24 Junho 2025
Análise da Ambiental Media mostra perda de vazão dos rios do Cerrado desde a década de 1970; rio São Francisco é o mais afetado, com volume de água 50% menor; redução de chuvas, aumento da evaporação e avanço do agronegócio são apontados como principais causas
A reportagem é de Daniel Camargos, publicada por Repórter Brasil, 23-06-2025.
Os rios do Cerrado transportam um volume de água 27% menor hoje do que na década de 1970. Essa perda equivale a 30 piscinas olímpicas por minuto, o suficiente para abastecer o Brasil inteiro por três dias e meio.
As conclusões são da análise “Cerrado – O Elo Sagrado das Águas do Brasil”, divulgada nesta segunda-feira (23) pela Ambiental Media, organização de jornalismo científico e de dados. O estudo foi coordenado pelo geógrafo Yuri Salmona, doutor em Ciências Florestais pela UnB (Universidade de Brasília) e diretor-executivo do Instituto Cerrados.
Com base em informações da ANA (Agência Nacional de Águas), o levantamento comparou dados de chuvas, evapotranspiração (umidade evaporada do solo e da vegetação) e vazão de seis bacias hidrográficas do Cerrado (Araguaia, Paraná, Parnaíba, São Francisco, Taquari e Tocantins), entre as décadas de 1970 (1970–1979) e 2010 (2012–2021).
O relatório aponta para queda de 21% das chuvas desde a década de 1970 (de 680 para 539 mm/ano), além de alta de 8% da evaporação nas seis regiões hidrográficas, culminando com a perda de 27% na vazão de segurança dos rios. “O Cerrado está deixando de pulsar 1.300 m³ de água por segundo”, diz o relatório.
O documento destaca que o bioma ocupa um quarto do território nacional e é responsável pelo abastecimento de 8 das 12 bacias hidrográficas brasileiras. “O relevo do Cerrado permite à sua rede de rios e lençóis freáticos abastecer bacias em todas as regiões do país, inclusive gigantes da Amazônia, como os rios Tapajós e Xingu. Mais de 90% das águas que correm pelo São Francisco vêm do Cerrado, assim como praticamente toda a água do Pantanal. O bioma abastece quase 50% da bacia do Paraná, estratégica para a geração de energia elétrica”, diz o texto.
A perda de vegetação nativa é um dos motivos por trás dos impactos no Cerrado, segundo Salmona, o que está diretamente vinculada à expansão da soja no bioma. Dados do MapBiomas mostram que a região perdeu 22% de sua vegetação nativa entre 1985 e 2022, passando de 107 milhões para 83 milhões de hectares. No mesmo período, a área destinada à produção de soja cresceu quase 20 vezes, passando de 620 mil para mais de 12 milhões de hectares.

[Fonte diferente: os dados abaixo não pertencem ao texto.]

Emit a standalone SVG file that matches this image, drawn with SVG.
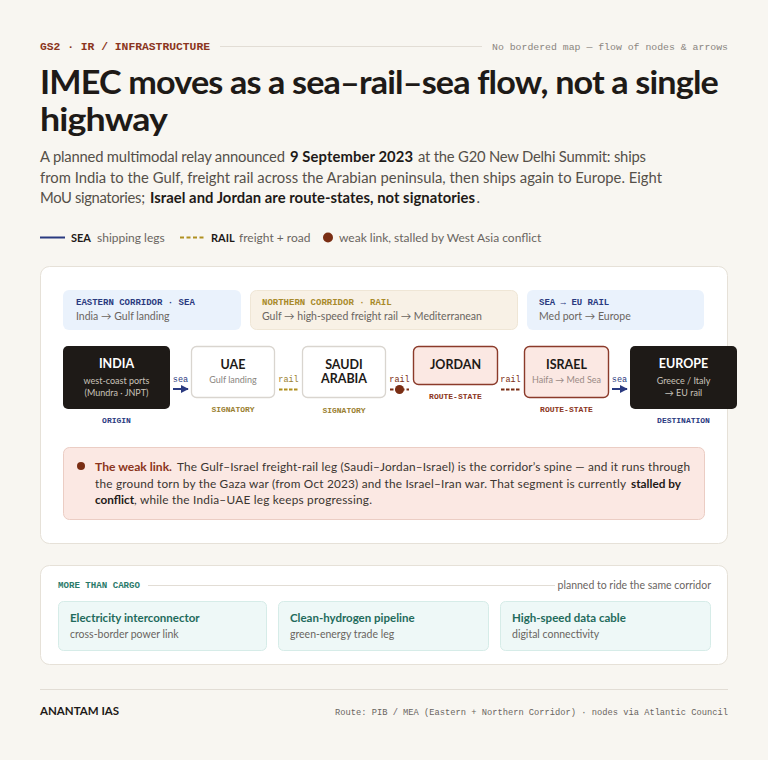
<svg xmlns="http://www.w3.org/2000/svg" width="768" height="760" viewBox="0 0 768 760">
<defs>
<style>
.sans{font-family:Lato,Roboto,"Liberation Sans",sans-serif}
.mono{font-family:"Liberation Mono","DejaVu Sans Mono",monospace}
.b{font-weight:700}
.card{fill:#ffffff;stroke:#e6e1d8;stroke-width:1}
.dark{fill:#1e1a17}
.light{fill:#ffffff;stroke:#d9d5cf;stroke-width:1.3}
.route{fill:#fbe8e3;stroke:#8b3a2a;stroke-width:1.4}
.nt{font-family:Lato,Roboto,"Liberation Sans",sans-serif;font-weight:700;font-size:12.5px;text-anchor:middle}
.ns{font-family:Lato,Roboto,"Liberation Sans",sans-serif;font-size:9px;text-anchor:middle}
.tag{font-family:"Liberation Mono","DejaVu Sans Mono",monospace;font-weight:700;font-size:8px;text-anchor:middle}
.cl{font-family:"Liberation Mono","DejaVu Sans Mono",monospace;font-size:8.5px;text-anchor:middle}
.sub{fill:#555049;font-size:14.8px}
.strong{fill:#1e1a17;font-weight:700}
.wl{fill:#3a3530;font-size:11.8px}
.wb{fill:#1e1a17;font-weight:700;font-size:11.8px}
.cargo{fill:#eef8f7;stroke:#d6ece8;stroke-width:1}
</style>
<marker id="arr" viewBox="0 0 10 10" refX="9" refY="5" markerWidth="4" markerHeight="4" orient="auto"><path d="M0,0 L10,5 L0,10 z" fill="#2a3a80"/></marker>
</defs>
<rect width="768" height="760" fill="#f8f6f1"/>

<g id="header">
<text x="40" y="50" class="mono b" font-size="11" fill="#8b3520" textLength="170" lengthAdjust="spacingAndGlyphs">GS2 · IR / INFRASTRUCTURE</text>
<line x1="220" y1="46.5" x2="482" y2="46.5" stroke="#e2ddd5" stroke-width="1"/>
<text x="728" y="50" class="mono" font-size="9.5" fill="#8a8580" text-anchor="end" textLength="236" lengthAdjust="spacingAndGlyphs">No bordered map — flow of nodes &amp; arrows</text>
<text x="40" y="94" class="sans" font-weight="700" font-size="32" fill="#1e1a17" letter-spacing="-0.8" textLength="678" lengthAdjust="spacingAndGlyphs">IMEC moves as a sea–rail–sea flow, not a single</text>
<text x="40" y="131" class="sans" font-weight="700" font-size="32" fill="#1e1a17" letter-spacing="-0.8" textLength="127" lengthAdjust="spacingAndGlyphs">highway</text>
<text x="40" y="162" class="sans sub" textLength="245" lengthAdjust="spacing">A planned multimodal relay announced</text>
<text x="290" y="162" class="sans sub strong" textLength="123" lengthAdjust="spacing">9 September 2023</text>
<text x="418" y="162" class="sans sub" textLength="228" lengthAdjust="spacing">at the G20 New Delhi Summit: ships</text>
<text x="40" y="183" class="sans sub" textLength="622" lengthAdjust="spacing">from India to the Gulf, freight rail across the Arabian peninsula, then ships again to Europe. Eight</text>
<text x="40" y="203" class="sans sub" textLength="105" lengthAdjust="spacing">MoU signatories;</text>
<text x="150" y="203" class="sans sub strong" textLength="325" lengthAdjust="spacing">Israel and Jordan are route-states, not signatories</text>
<text x="476.5" y="203" class="sans sub">.</text>
</g>

<g id="legend">
<line x1="40" y1="237.5" x2="65" y2="237.5" stroke="#2a3a80" stroke-width="2"/>
<text x="71" y="241.5" class="sans b" font-size="11" fill="#1e1a17">SEA</text>
<text x="97" y="241.5" class="sans" font-size="12" fill="#6a655f">shipping legs</text>
<line x1="180" y1="237.5" x2="205" y2="237.5" stroke="#b09020" stroke-width="2" stroke-dasharray="4,2.5"/>
<text x="211" y="241.5" class="sans b" font-size="11" fill="#1e1a17">RAIL</text>
<text x="239" y="241.5" class="sans" font-size="12" fill="#6a655f">freight + road</text>
<circle cx="328" cy="237.5" r="5" fill="#7a2e14"/>
<text x="339" y="241.5" class="sans" font-size="12" fill="#6a655f">weak link, stalled by West Asia conflict</text>
</g>

<rect x="40.5" y="266.5" width="687" height="277" rx="9" class="card"/>

<g id="corridor-eastern">
<rect x="63" y="290" width="178" height="40" rx="6" fill="#eaf2fc"/>
<text x="76" y="305" class="mono b" font-size="9" fill="#2a3a80">EASTERN CORRIDOR · SEA</text>
<text x="76" y="320" class="sans" font-size="10.5" fill="#6a655f">India → Gulf landing</text>
</g>
<g id="corridor-northern">
<rect x="250.5" y="290.5" width="267" height="39" rx="6" fill="#f8f1e6" stroke="#efe6d6"/>
<text x="262" y="305" class="mono b" font-size="9" fill="#a88a2a">NORTHERN CORRIDOR · RAIL</text>
<text x="262" y="320" class="sans" font-size="10.5" fill="#6a655f">Gulf → high-speed freight rail → Mediterranean</text>
</g>
<g id="corridor-sea-eu">
<rect x="527" y="290" width="177" height="40" rx="6" fill="#eaf2fc"/>
<text x="539" y="305" class="mono b" font-size="9" fill="#2a3a80">SEA → EU RAIL</text>
<text x="539" y="320" class="sans" font-size="10.5" fill="#6a655f">Med port → Europe</text>
</g>

<g id="node-india">
<rect x="63" y="346" width="107" height="63" rx="5" class="dark"/>
<text x="116.5" y="368" class="nt" fill="#ffffff">INDIA</text>
<text x="116.5" y="384" class="ns" fill="#c9c2ba">west-coast ports</text>
<text x="116.5" y="396" class="ns" fill="#c9c2ba">(Mundra · JNPT)</text>
<text x="116.5" y="423" class="tag" fill="#2a3a80">ORIGIN</text>
</g>
<g id="node-uae">
<rect x="191.5" y="346.5" width="83" height="51" rx="5" class="light"/>
<text x="233" y="369" class="nt" fill="#1e1a17">UAE</text>
<text x="233" y="383" class="ns" fill="#8a8580">Gulf landing</text>
<text x="233" y="412" class="tag" fill="#9a8030">SIGNATORY</text>
</g>
<g id="node-saudi">
<rect x="302.5" y="346.5" width="83" height="51" rx="5" class="light"/>
<text x="344" y="369" class="nt" fill="#1e1a17">SAUDI</text>
<text x="344" y="383" class="nt" fill="#1e1a17">ARABIA</text>
<text x="344" y="413" class="tag" fill="#9a8030">SIGNATORY</text>
</g>
<g id="node-jordan">
<rect x="413.5" y="346.5" width="84" height="38" rx="5" class="route"/>
<text x="455.5" y="369" class="nt" fill="#1e1a17">JORDAN</text>
<text x="455.5" y="399" class="tag" fill="#8b3520">ROUTE-STATE</text>
</g>
<g id="node-israel">
<rect x="524.5" y="346.5" width="84" height="51" rx="5" class="route"/>
<text x="566.5" y="369" class="nt" fill="#1e1a17">ISRAEL</text>
<text x="566.5" y="383" class="ns" fill="#9a8a85">Haifa → Med Sea</text>
<text x="566.5" y="412" class="tag" fill="#8b3520">ROUTE-STATE</text>
</g>
<g id="node-europe">
<rect x="630" y="346" width="107" height="63" rx="5" class="dark"/>
<text x="683.5" y="368" class="nt" fill="#ffffff">EUROPE</text>
<text x="683.5" y="384" class="ns" fill="#c9c2ba">Greece / Italy</text>
<text x="683.5" y="396" class="ns" fill="#c9c2ba">→ EU rail</text>
<text x="683.5" y="423" class="tag" fill="#2a3a80">DESTINATION</text>
</g>

<g id="connectors">
<text x="180.5" y="382" class="cl" fill="#2a3a80">sea</text>
<line x1="173" y1="389" x2="188" y2="389" stroke="#2a3a80" stroke-width="2" marker-end="url(#arr)"/>
<text x="288.5" y="382" class="cl" fill="#9a8030">rail</text>
<line x1="279" y1="389.5" x2="298" y2="389.5" stroke="#b09020" stroke-width="2" stroke-dasharray="3.5,1.5"/>
<text x="399.5" y="382" class="cl" fill="#7a2e14">rail</text>
<line x1="390" y1="389.5" x2="409" y2="389.5" stroke="#7a2e14" stroke-width="2" stroke-dasharray="3.5,2"/>
<circle cx="399.5" cy="389.5" r="4.5" fill="#7a2e14"/>
<text x="510.5" y="382" class="cl" fill="#7a2e14">rail</text>
<line x1="501" y1="389.5" x2="520" y2="389.5" stroke="#7a2e14" stroke-width="2" stroke-dasharray="3.5,1.5"/>
<text x="619.5" y="382" class="cl" fill="#2a3a80">sea</text>
<line x1="612" y1="389" x2="627" y2="389" stroke="#2a3a80" stroke-width="2" marker-end="url(#arr)"/>
</g>

<g id="weak-link">
<rect x="63.5" y="447.5" width="641" height="72" rx="6" fill="#fbe8e3" stroke="#ebcdc4"/>
<circle cx="81" cy="466" r="4" fill="#7a2e14"/>
<text x="95" y="471" class="sans wb" style="fill:#8b3520" textLength="77" lengthAdjust="spacingAndGlyphs">The weak link.</text>
<text x="177" y="471" class="sans wl" textLength="513" lengthAdjust="spacing">The Gulf–Israel freight-rail leg (Saudi–Jordan–Israel) is the corridor’s spine — and it runs through</text>
<text x="95" y="488" class="sans wl" textLength="531" lengthAdjust="spacing">the ground torn by the Gaza war (from Oct 2023) and the Israel–Iran war. That segment is currently</text>
<text x="631" y="488" class="sans wb" textLength="50" lengthAdjust="spacing">stalled by</text>
<text x="95" y="504" class="sans wb" textLength="39" lengthAdjust="spacingAndGlyphs">conflict</text>
<text x="134" y="504" class="sans wl" textLength="238" lengthAdjust="spacing">, while the India–UAE leg keeps progressing.</text>
</g>

<g id="more-than-cargo">
<rect x="40.5" y="565.5" width="687" height="99" rx="9" class="card"/>
<text x="58" y="588" class="mono b" font-size="9" fill="#2a7a6a" textLength="82" lengthAdjust="spacingAndGlyphs">MORE THAN CARGO</text>
<line x1="148" y1="585.5" x2="555" y2="585.5" stroke="#e2ddd5"/>
<text x="711" y="589" class="sans" font-size="10.5" fill="#6a655f" text-anchor="end">planned to ride the same corridor</text>
<g id="cargo-electricity">
<rect x="58.5" y="601.5" width="208" height="49" rx="5" class="cargo"/>
<text x="70" y="622" class="sans" font-weight="700" font-size="11.5" fill="#1f6b5c">Electricity interconnector</text>
<text x="70" y="638" class="sans" font-size="10.5" fill="#6a655f">cross-border power link</text>
</g>
<g id="cargo-hydrogen">
<rect x="278.5" y="601.5" width="210" height="49" rx="5" class="cargo"/>
<text x="290" y="622" class="sans" font-weight="700" font-size="11.5" fill="#1f6b5c">Clean-hydrogen pipeline</text>
<text x="290" y="638" class="sans" font-size="10.5" fill="#6a655f">green-energy trade leg</text>
</g>
<g id="cargo-data">
<rect x="500.5" y="601.5" width="210" height="49" rx="5" class="cargo"/>
<text x="512" y="622" class="sans" font-weight="700" font-size="11.5" fill="#1f6b5c">High-speed data cable</text>
<text x="512" y="638" class="sans" font-size="10.5" fill="#6a655f">digital connectivity</text>
</g>
</g>

<g id="footer">
<line x1="40" y1="689.5" x2="728" y2="689.5" stroke="#e2ddd5"/>
<text x="40" y="715" class="sans b" font-size="11.5" fill="#1e1a17">ANANTAM IAS</text>
<text x="728" y="715" class="mono" font-size="9" fill="#6a655f" text-anchor="end" textLength="393" lengthAdjust="spacingAndGlyphs">Route: PIB / MEA (Eastern + Northern Corridor) · nodes via Atlantic Council</text>
</g>
</svg>
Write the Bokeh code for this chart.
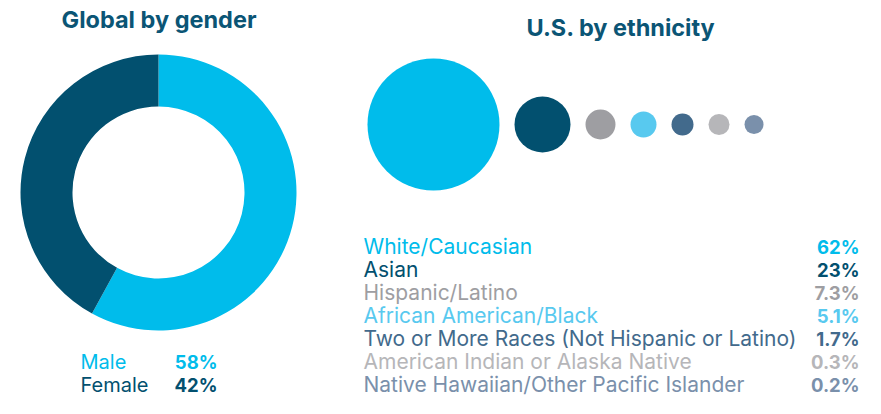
import math
from bokeh.plotting import figure
from bokeh.models import Range1d
from bokeh.core.properties import value
from bokeh.embed import file_html
from bokeh.resources import INLINE

# ---------------- data ----------------
gender_labels = ["Male", "Female"]
gender_values = [58, 42]
gender_value_labels = ["58%", "42%"]

eth_labels = [
    "White/Caucasian",
    "Asian",
    "Hispanic/Latino",
    "African American/Black",
    "Two or More Races (Not Hispanic or Latino)",
    "American Indian or Alaska Native",
    "Native Hawaiian/Other Pacific Islander",
]
eth_values = [62, 23, 7.3, 5.1, 1.7, 0.3, 0.2]
eth_value_labels = ["62%", "23%", "7.3%", "5.1%", "1.7%", "0.3%", "0.2%"]

# ---------------- styles ----------------
gender_colors = ["#00bceb", "#02506f"]
eth_colors = ["#00bceb", "#02506f", "#9e9ea2", "#58c9ef", "#426a8c", "#b6b6b9", "#7a90ab"]
bubble_radii = [66, 28, 15, 13, 11, 10.5, 9.5]   # px, visual sizes
bubble_gap = 15
TITLE_COLOR = "#0b5575"
FONT = "Inter"

W, H = 865, 398


def Y(py):
    # pixel y (from top) -> data y
    return H - py


p = figure(width=W, height=H, output_backend="svg", toolbar_location=None,
           x_range=Range1d(0, W), y_range=Range1d(0, H),
           min_border=0, outline_line_color=None)
p.axis.visible = False
p.grid.visible = False
p.background_fill_color = "white"

# ---------------- titles ----------------
p.text(x=[158.5], y=[Y(18.5)], text=["Global by gender"], text_align="center",
       text_baseline="middle", text_font=value(FONT), text_font_style="bold",
       text_font_size="23.5px", text_color=TITLE_COLOR)
p.text(x=[620.5], y=[Y(26.5)], text=["U.S. by ethnicity"], text_align="center",
       text_baseline="middle", text_font=value(FONT), text_font_style="bold",
       text_font_size="23.5px", text_color=TITLE_COLOR)

# ---------------- donut ----------------
total = sum(gender_values)
start = math.pi / 2
starts, ends = [], []
for v in gender_values:
    end = start - 2 * math.pi * v / total
    starts.append(start)
    ends.append(end)
    start = end
p.annular_wedge(x=158, y=Y(192), inner_radius=86, outer_radius=138,
                start_angle=starts, end_angle=ends, direction="clock",
                fill_color=gender_colors, line_color=None)

# ---------------- bubbles ----------------
xs = []
for i, r in enumerate(bubble_radii):
    if i == 0:
        xs.append(367 + r)
    else:
        xs.append(xs[-1] + bubble_radii[i - 1] + bubble_gap + r)
p.circle(x=xs, y=[Y(124)] * len(xs), radius=bubble_radii, fill_color=eth_colors,
         line_color=None)

# ---------------- legends ----------------
ROW0, ROWSTEP = 246, 23
for i, (lab, vl) in enumerate(zip(eth_labels, eth_value_labels)):
    cy = ROW0 + i * ROWSTEP
    p.text(x=[363], y=[Y(cy)], text=[lab], text_align="left", text_baseline="middle",
           text_font=value(FONT), text_font_size="21px", text_color=eth_colors[i])
    p.text(x=[859], y=[Y(cy)], text=[vl], text_align="right", text_baseline="middle",
           text_font=value(FONT), text_font_style="bold", text_font_size="18.5px",
           text_color=eth_colors[i])

for i, (lab, vl) in enumerate(zip(gender_labels, gender_value_labels)):
    cy = ROW0 + (5 + i) * ROWSTEP
    p.text(x=[80], y=[Y(cy)], text=[lab], text_align="left", text_baseline="middle",
           text_font=value(FONT), text_font_size="20px", text_color=gender_colors[i])
    p.text(x=[217], y=[Y(cy)], text=[vl], text_align="right", text_baseline="middle",
           text_font=value(FONT), text_font_style="bold", text_font_size="18.5px",
           text_color=gender_colors[i])

open("out.html", "w").write(file_html(p, INLINE))
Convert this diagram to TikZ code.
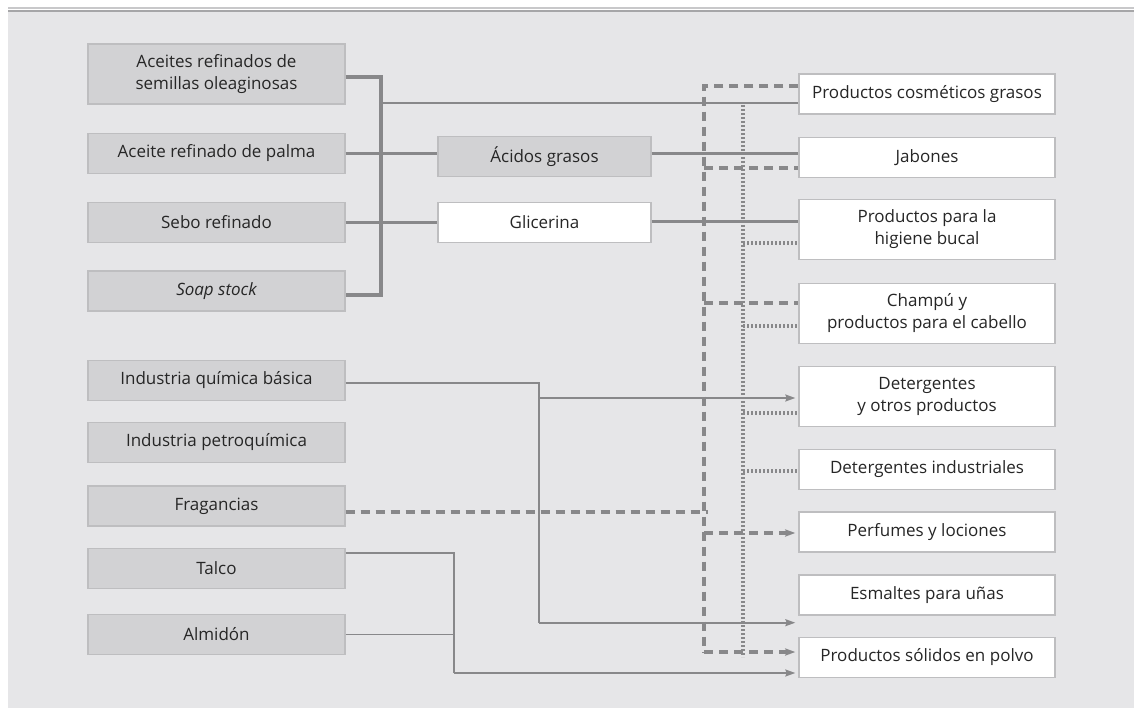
\documentclass[tikz,border=0pt]{standalone}
\usepackage{fontspec}
\setmainfont{Open Sans}
\usetikzlibrary{arrows.meta}
\definecolor{panel}{HTML}{E6E6E8}
\definecolor{boxgray}{HTML}{D2D2D4}
\definecolor{boxline}{HTML}{BEBEC0}
\definecolor{wire}{HTML}{88888A}
\definecolor{ink}{HTML}{262626}
\definecolor{rulelight}{HTML}{C8C8CA}
\definecolor{ruledark}{HTML}{A6A6A8}
\tikzset{
  base/.style={draw=boxline, line width=1.4pt, minimum width=257pt, minimum height=40pt,
    inner sep=0pt, align=center, text=ink, font=\fontsize{17}{22}\selectfont},
  srcbox/.style={base, fill=boxgray},
  midbox/.style={base, minimum width=213pt},
  dstbox/.style={base, fill=white, minimum width=256pt},
  twoline/.style={minimum height=60pt},
  heavy/.style={draw=wire, line width=3.6pt},
  feed/.style={draw=wire, line width=2.6pt},
  thin/.style={draw=wire, line width=1.8pt},
  dashline/.style={draw=wire, line width=3.2pt, dash pattern=on 9pt off 6pt},
  dotline/.style={draw=wire, line width=3.4pt, dash pattern=on 2.2pt off 1.8pt},
  tip/.style={-{Stealth[length=10pt,width=7pt,inset=1.5pt]}, shorten >=3pt},
}
\begin{document}
\begin{tikzpicture}[x=1pt,y=-1pt]
\useasboundingbox (0,0) rectangle (1134,708);
% panel and top rules
\fill[panel] (8,12.5) rectangle (1134,708);
\draw[rulelight, line width=1.5pt] (8,8) -- (1134,8);
\draw[ruledark, line width=2.4pt] (8,11) -- (1134,11);

% raw materials
\node[srcbox, twoline] (L1) at (216.5,74) {Aceites refinados de\\semillas oleaginosas};
\node[srcbox] (L2) at (216.5,153.5) {Aceite refinado de palma};
\node[srcbox] (L3) at (216.5,222.5) {Sebo refinado};
\node[srcbox] (L4) at (216.5,291) {\itshape Soap stock};
\node[srcbox] (L5) at (216.5,380.5) {Industria química básica};
\node[srcbox] (L6) at (216.5,442.5) {Industria petroquímica};
\node[srcbox] (L7) at (216.5,506) {Fragancias};
\node[srcbox] (L8) at (216.5,568.5) {Talco};
\node[srcbox] (L9) at (216.5,634.5) {Almidón};

% intermediates
\node[midbox, fill=boxgray] (Ac) at (544.5,156.5) {Ácidos grasos};
\node[midbox, fill=white] (Gl) at (544.5,222.5) {Glicerina};

% products
\node[dstbox] (R1) at (927,94) {Productos cosméticos grasos};
\node[dstbox] (R2) at (927,157.5) {Jabones};
\node[dstbox, twoline] (R3) at (927,229.5) {Productos para la\\higiene bucal};
\node[dstbox, twoline] (R4) at (927,313.5) {Champú y\\productos para el cabello};
\node[dstbox, twoline] (R5) at (927,396.5) {Detergentes\\y otros productos};
\node[dstbox] (R6) at (927,469.5) {Detergentes industriales};
\node[dstbox] (R7) at (927,532) {Perfumes y lociones};
\node[dstbox] (R8) at (927,595) {Esmaltes para uñas};
\node[dstbox] (R9) at (927,657.5) {Productos sólidos en polvo};

% junction points
\coordinate (busT) at (381,77);
\coordinate (busB) at (381,295);
\coordinate (dashT) at (704,86);
\coordinate (dashB) at (704,652);
\coordinate (dotT) at (743,105);
\coordinate (dotB) at (743,657);
\coordinate (chemX) at (539,383);
\coordinate (powX) at (454,553);

% fats and oils
\draw[heavy] ([yshift=-3pt]L1.east) -- (busT) -- (busB) -- ([yshift=-4pt]L4.east);
\draw[feed] (L2.east) -- (L2.east -| busT);
\draw[feed] (L3.east) -- (L3.east -| busT);
\draw[feed] ([yshift=-9pt]R1.west -| busT) -- ([yshift=-9pt]R1.west);
\draw[feed] (L2.east -| busT) -- (L2.east -| Ac.west);
\draw[feed] (L2.east -| Ac.east) -- (L2.east -| R2.west);
\draw[feed] (L3.east -| busT) -- (Gl.west);
\draw[feed] ([yshift=1pt]Gl.east) -- ([yshift=1pt]Gl.east -| R3.west);

% dashed distribution
\draw[dashline] (dashT -| R1.west) -- (dashT) -- (dashB);
\draw[dashline] ([yshift=-10.5pt]R2.west -| dashT) -- ([yshift=-10.5pt]R2.west);
\draw[dashline] ([yshift=10.5pt]R4.west -| dashT) -- ([yshift=10.5pt]R4.west);
\draw[dashline] ([yshift=-6pt]L7.east) -- ([yshift=-6pt,xshift=4pt]L7.east -| dashT);
\draw[dashline, tip] ([yshift=-1pt]R7.west -| dashT) -- ([yshift=-1pt]R7.west);
\draw[dashline, tip] (dashB) -- (dashB -| R9.west);

% dotted distribution
\draw[dotline] (dotT) -- (dotB);
\draw[dotline] ([yshift=-13.5pt]R3.west -| dotT) -- ([yshift=-13.5pt]R3.west);
\draw[dotline] ([yshift=-12.5pt]R4.west -| dotT) -- ([yshift=-12.5pt]R4.west);
\draw[dotline] ([yshift=-16.5pt]R5.west -| dotT) -- ([yshift=-16.5pt]R5.west);
\draw[dotline] ([yshift=-1.5pt]R6.west -| dotT) -- ([yshift=-1.5pt]R6.west);

% basic chemistry
\draw[thin] ([yshift=-2.5pt]L5.east) -- (chemX) -- ([yshift=-7pt]R8.south west -| chemX);
\draw[thin, tip] ([yshift=-7pt]R8.south west -| chemX) -- ([yshift=-7pt]R8.south west);
\draw[thin, tip] ([yshift=-1.5pt]R5.west -| chemX) -- ([yshift=-1.5pt]R5.west);

% talc and starch
\draw[thin] ([yshift=15.5pt]L8.east) -- (powX) -- ([yshift=-15.5pt]R9.west -| powX);
\draw[thin] (L9.east) -- (L9.east -| powX);
\draw[thin, tip] ([yshift=-15.5pt]R9.west -| powX) -- ([yshift=-15.5pt]R9.west);
\end{tikzpicture}
\end{document}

“É comum encontrar pessoas indignadas com a falta de água nas torneiras ou preocupadas com a queda de safra devido à irregularidade climática, sem perceberem que esses problemas estão diretamente ligados ao desmatamento do Cerrado”, diz Salmona. “Quando o Cerrado é devastado, estamos colocando em risco os recursos hídricos do Brasil, afetando a todos nós”, alerta.
“A irrigação intensiva e o desmatamento perturbam o ciclo hidrológico, reduzindo a capacidade do solo de armazenar e liberar água nos períodos secos. Esse fenômeno retroalimenta a crise climática, encurtando os períodos de chuva, aumentando a temperatura e intensificando a instabilidade climática”, destaca o documento.